120.2. If the information received does not disclose a cognizable offence but indicates the necessity for an inquiry, a preliminary inquiry may be conducted only to ascertain whether cognizable offence is disclosed or not.


120.3. If the inquiry discloses the commission of a cognizable offence, the FIR must be registered. In cases where preliminary inquiry ends in closing the complaint, a copy of the entry of such closure must be supplied to the first informant forthwith and not later than one week. It must disclose reasons in brief for closing the complaint and not proceeding further.”


[Emphasis supplied]


12.The scope of a preliminary inquiry, as clarified in the said judgment, is limited to situations where the information received does not prima facie disclose a cognizable offence but requires verification. However, in cases where the information clearly discloses a cognizable offence, the police have no discretion to conduct a preliminary inquiry before registering an FIR. The decision in Lalita Kumari (supra) does not create an absolute rule that a preliminary inquiry must be conducted in every case before the registration of an FIR. Rather, it reaffirms the settled principle that the police authorities are obligated to register an FIR when the information received prima facie discloses a cognizable offence.
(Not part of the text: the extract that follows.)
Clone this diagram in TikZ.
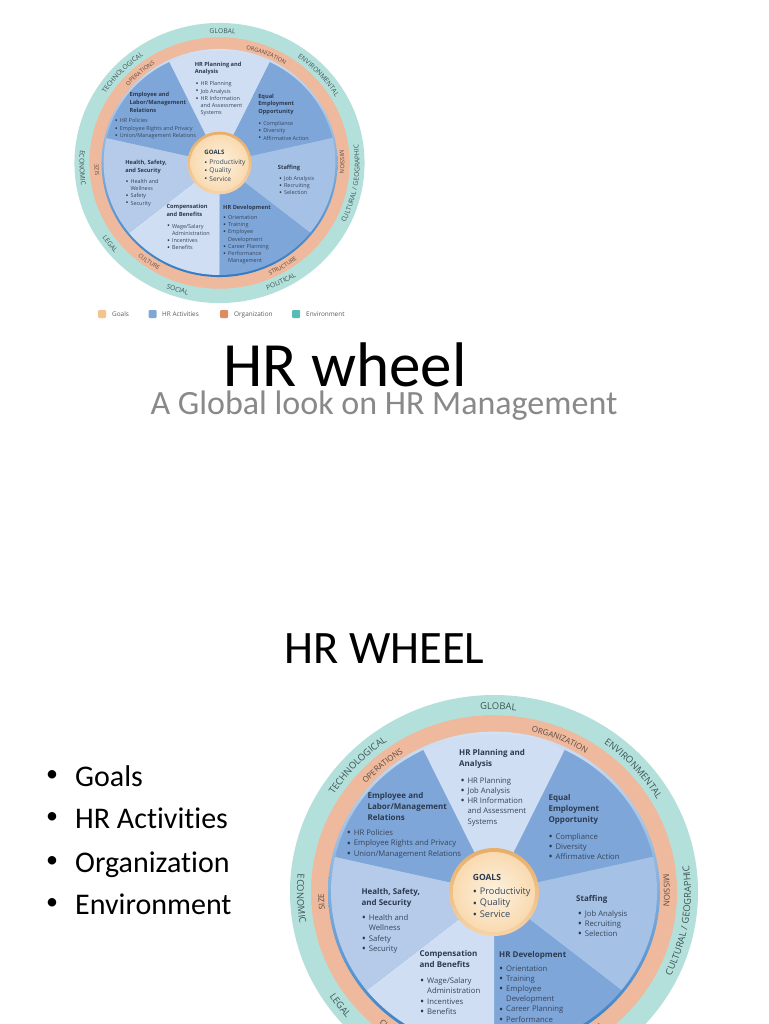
\documentclass[tikz,border=0pt]{standalone}
\usepackage{fontspec}
\setmainfont{Open Sans}
\newfontfamily\slidefont[Ligatures=NoCommon]{Carlito}
\usetikzlibrary{decorations.text}
\definecolor{tealring}{HTML}{B4E0DC}
\definecolor{orangering}{HTML}{EEB99C}
\definecolor{secdark}{HTML}{7FA6D9}
\definecolor{secmid}{HTML}{A6C1E6}
\definecolor{sechealth}{HTML}{B6CBE9}
\definecolor{seclight}{HTML}{CFDEF2}
\definecolor{headtxt}{HTML}{2B3A4E}
\definecolor{bodytxt}{HTML}{36465A}
\definecolor{arctxt}{HTML}{3C5556}
\definecolor{orgtxt}{HTML}{5A4A42}
\definecolor{gray1}{HTML}{898989}
\definecolor{rimtop}{HTML}{D3E1F3}
\definecolor{rimmid}{HTML}{7DA8DC}
\definecolor{rimbot}{HTML}{2F7BC4}
\definecolor{goalrimtop}{HTML}{E8AE6A}
\definecolor{goalrimbot}{HTML}{F6D3A6}
\definecolor{goalin}{HTML}{FCF2E0}
\definecolor{goalout}{HTML}{F9DAB0}
\definecolor{leggoal}{HTML}{F4C38E}
\definecolor{legorg}{HTML}{E08A60}
\definecolor{legenv}{HTML}{56BDB5}
\newcommand{\arcfont}{\fontsize{9.4}{11}\selectfont}
\newcommand{\orgfont}{\fontsize{8}{10}\selectfont}
\newcommand{\wsec}[3]{\fill[#3] (0,0) -- ({#1}:{163} and {157.5}) arc[start angle=#1,end angle=#2,x radius=163,y radius=157.5] -- cycle;}
\newcommand{\arccw}[5]{\path[decorate,decoration={text along path,text align=center,text color=#5,text={|#4|#3}}] ({#1+45}:{#2} and {.966*#2}) arc[start angle=#1+45,end angle=#1-45,x radius=#2,y radius=.966*#2];}
\newcommand{\arcccw}[5]{\path[decorate,decoration={text along path,text align=center,text color=#5,text={|#4|#3}}] ({#1-45}:{#2} and {.966*#2}) arc[start angle=#1-45,end angle=#1+45,x radius=#2,y radius=.966*#2];}
\newcommand{\whead}[4]{\node[headstyle] (#1) at ({(#2-642)/3},{(605-#3)/3}) {#4};}
\newcommand{\wbody}[4]{\node[bodystyle] (#1) at ({(#2-642)/3},{(605-#3)/3}) {#4};}
\newcommand{\bl}{\makebox[7pt][l]{\raisebox{-1.1pt}{\fontsize{11}{0}\selectfont\textcolor{headtxt}{\textbullet}}}}
\newcommand{\cn}{\hspace*{7pt}}
\newcommand{\wheel}[1]{%
  \fill[tealring] (0,0) ellipse [x radius=204,y radius=197];
  \fill[orangering] (0,0) ellipse [x radius=183,y radius=176.8];
  \shade[top color=rimtop,middle color=rimmid,bottom color=rimbot] (0,0) ellipse [x radius=166,y radius=160.4];
  \wsec{64.3}{115.7}{seclight}
  \wsec{12.9}{64.3}{secdark}
  \wsec{-38.6}{12.9}{secmid}
  \wsec{-90}{-38.6}{secdark}
  \wsec{-141.4}{-90}{seclight}
  \wsec{167.1}{218.6}{sechealth}
  \wsec{115.7}{167.1}{secdark}
  \shade[top color=goalrimtop,bottom color=goalrimbot] (0,0) ellipse [x radius=45,y radius=44];
  \shade[inner color=goalin,outer color=goalout] (0,0) ellipse [x radius=41,y radius=40];
  \arccw{88.7}{189}{GLOBAL}{\arcfont}{arctxt}
  \arccw{42}{189}{ENVIRONMENTAL}{\arcfont}{arctxt}
  \arccw{136.6}{189}{TECHNOLOGICAL}{\arcfont}{arctxt}
  \arcccw{182}{197}{ECONOMIC}{\arcfont}{arctxt}
  \arcccw{217}{197}{LEGAL}{\arcfont}{arctxt}
  \arcccw{252}{197}{SOCIAL}{\arcfont}{arctxt}
  \arcccw{-63}{197}{POLITICAL}{\arcfont}{arctxt}
  \arcccw{-9}{197}{CULTURAL / GEOGRAPHIC}{\arcfont}{arctxt}
  \arccw{67}{170}{ORGANIZATION}{\orgfont}{orgtxt}
  \arccw{131}{170}{OPERATIONS}{\orgfont}{orgtxt}
  \arccw{0.5}{170}{MISSION}{\orgfont}{orgtxt}
  \arccw{183.3}{170}{SIZE}{\orgfont}{orgtxt}
  \arcccw{235}{178}{CULTURE}{\orgfont}{orgtxt}
  \arcccw{-59}{178}{STRUCTURE}{\orgfont}{orgtxt}
  \whead{#1h1}{537}{177}{HR Planning and\\Analysis}
  \wbody{#1b1}{541}{261}{\bl HR Planning\\\bl Job Analysis\\\bl HR Information\\\cn and Assessment\\\cn Systems}
  \whead{#1h2}{805}{312}{Equal\\Employment\\Opportunity}
  \wbody{#1b2}{805}{429}{\bl Compliance\\\bl Diversity\\\bl Affirmative Action}
  \whead{#1h3}{888}{614}{Staffing}
  \wbody{#1b3}{893}{660}{\bl Job Analysis\\\bl Recruiting\\\bl Selection}
  \whead{#1h4}{657}{782}{HR Development}
  \wbody{#1b4}{657}{825}{\bl Orientation\\\bl Training\\\bl Employee\\\cn Development\\\bl Career Planning\\\bl Performance\\\cn Management}
  \whead{#1h5}{418}{780}{Compensation\\and Benefits}
  \wbody{#1b5}{420}{862}{\bl Wage/Salary\\\cn Administration\\\bl Incentives\\\bl Benefits}
  \whead{#1h6}{244}{593}{Health, Safety,\\and Security}
  \wbody{#1b6}{245}{673}{\bl Health and\\\cn Wellness\\\bl Safety\\\bl Security}
  \whead{#1h7}{262}{305}{Employee and\\Labor/Management\\Relations}
  \wbody{#1b7}{200}{418}{\bl HR Policies\\\bl Employee Rights and Privacy\\\bl Union/Management Relations}
  \node[headstyle,font=\bfseries\fontsize{8.5}{11}\selectfont] (#1g) at ({(578-642)/3},{(605-551)/3}) {GOALS};
  \node[bodystyle,font=\fontsize{9.2}{11.7}\selectfont] (#1gb) at ({(578-642)/3},{(605-590)/3}) {\bl Productivity\\\bl Quality\\\bl Service};
}
\tikzset{
  headstyle/.style={anchor=north west,inner sep=0pt,align=left,text=headtxt,font=\bfseries\fontsize{8}{11}\selectfont},
  bodystyle/.style={anchor=north west,inner sep=0pt,align=left,text=bodytxt,font=\fontsize{7.7}{10.2}\selectfont},
  legbox/.style={rounded corners=1pt,minimum size=8pt,inner sep=0pt},
  legtxt/.style={anchor=base west,inner sep=0pt,text=black!65,font=\fontsize{6.4}{8}\selectfont},
  slidebullet/.style={inner sep=0pt,font=\slidefont\fontsize{24}{32}\selectfont},
  slideline/.style={anchor=base west,inner sep=0pt,font=\slidefont\fontsize{30}{36}\selectfont}
}
\begin{document}
\begin{tikzpicture}[x=1pt,y=1pt]
\useasboundingbox (0,0) rectangle (768,-1024);
\clip (0,0) rectangle (768,-1024);
\fill[white] (0,0) rectangle (768,-1024);
\begin{scope}[transform canvas={shift={(219.5,-163)},scale=.711}]
  \wheel{a}
\end{scope}
\begin{scope}[transform canvas={shift={(494,-892)},scale=1}]
  \wheel{b}
\end{scope}
\node[legbox,fill=leggoal] (lg1) at (102,-314) {};
\node[legtxt] (lt1) at (112,-316.2) {Goals};
\node[legbox,fill=secdark] (lg2) at (152.5,-314) {};
\node[legtxt] (lt2) at (162,-316.2) {HR Activities};
\node[legbox,fill=legorg] (lg3) at (224,-314) {};
\node[legtxt] (lt3) at (234,-316.2) {Organization};
\node[legbox,fill=legenv] (lg4) at (296,-314) {};
\node[legtxt] (lt4) at (306,-316.2) {Environment};
\node[anchor=base,inner sep=0pt,font=\slidefont\fontsize{63}{70}\selectfont] (title1) at (345,-386) {HR wheel};
\node[anchor=base,inner sep=0pt,text=gray1,font=\slidefont\fontsize{34}{38}\selectfont] (sub1) at (384,-414) {A Global look on HR Management};
\node[inner sep=0pt,font=\slidefont\fontsize{46.5}{50}\selectfont] (title2) at (384.5,-649) {HR WHEEL};
\foreach \n/\yb/\yd/\lbl in {1/786.5/776/Goals,2/828.5/818/HR Activities,3/872.5/862/Organization,4/914.5/904/Environment}{
  \node[slidebullet] (bd\n) at (52,-\yd) {\textbullet};
  \node[slideline] (bt\n) at (75,-\yb) {\lbl};
}
\end{tikzpicture}
\end{document}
13.In the present case, the allegations against the appellant pertain to the abuse of official position and corrupt practices while holding public office. Such allegations fall squarely within the category of cognizable offences, and there exists no legal requirement for a preliminary inquiry before the registration of an FIR in such cases. The appellant’s contention that successive FIRs have been registered against him with an ulterior motive is a matter that can be examined during the course of investigation and trial. The appellant has adequate remedies under the law, including the right to seek quashing of frivolous FIRs under Section 482 CrPC, the right to apply for bail, and the right to challenge any illegal actions of the investigating authorities before the appropriate forum.


14.Further, this Court cannot issue a blanket direction restraining the registration of FIRs against the appellant or mandating a preliminary inquiry in all future cases involving him. Such a direction would not only be contrary to the statutory framework of the CrPC but would also amount to judicial overreach. As rightly observed by the High Court, courts cannot rewrite statutory provisions or introduce additional procedural safeguards that are not contemplated by law.


15.In view of the foregoing discussion, we find no merit in the present appeal. Accordingly, the same is dismissed. However, it is clarified that this order shall not preclude the appellant from availing any other remedies available to him under the law in respect of the pending FIRs or future proceedings.


Result of the case: Appeal dismissed.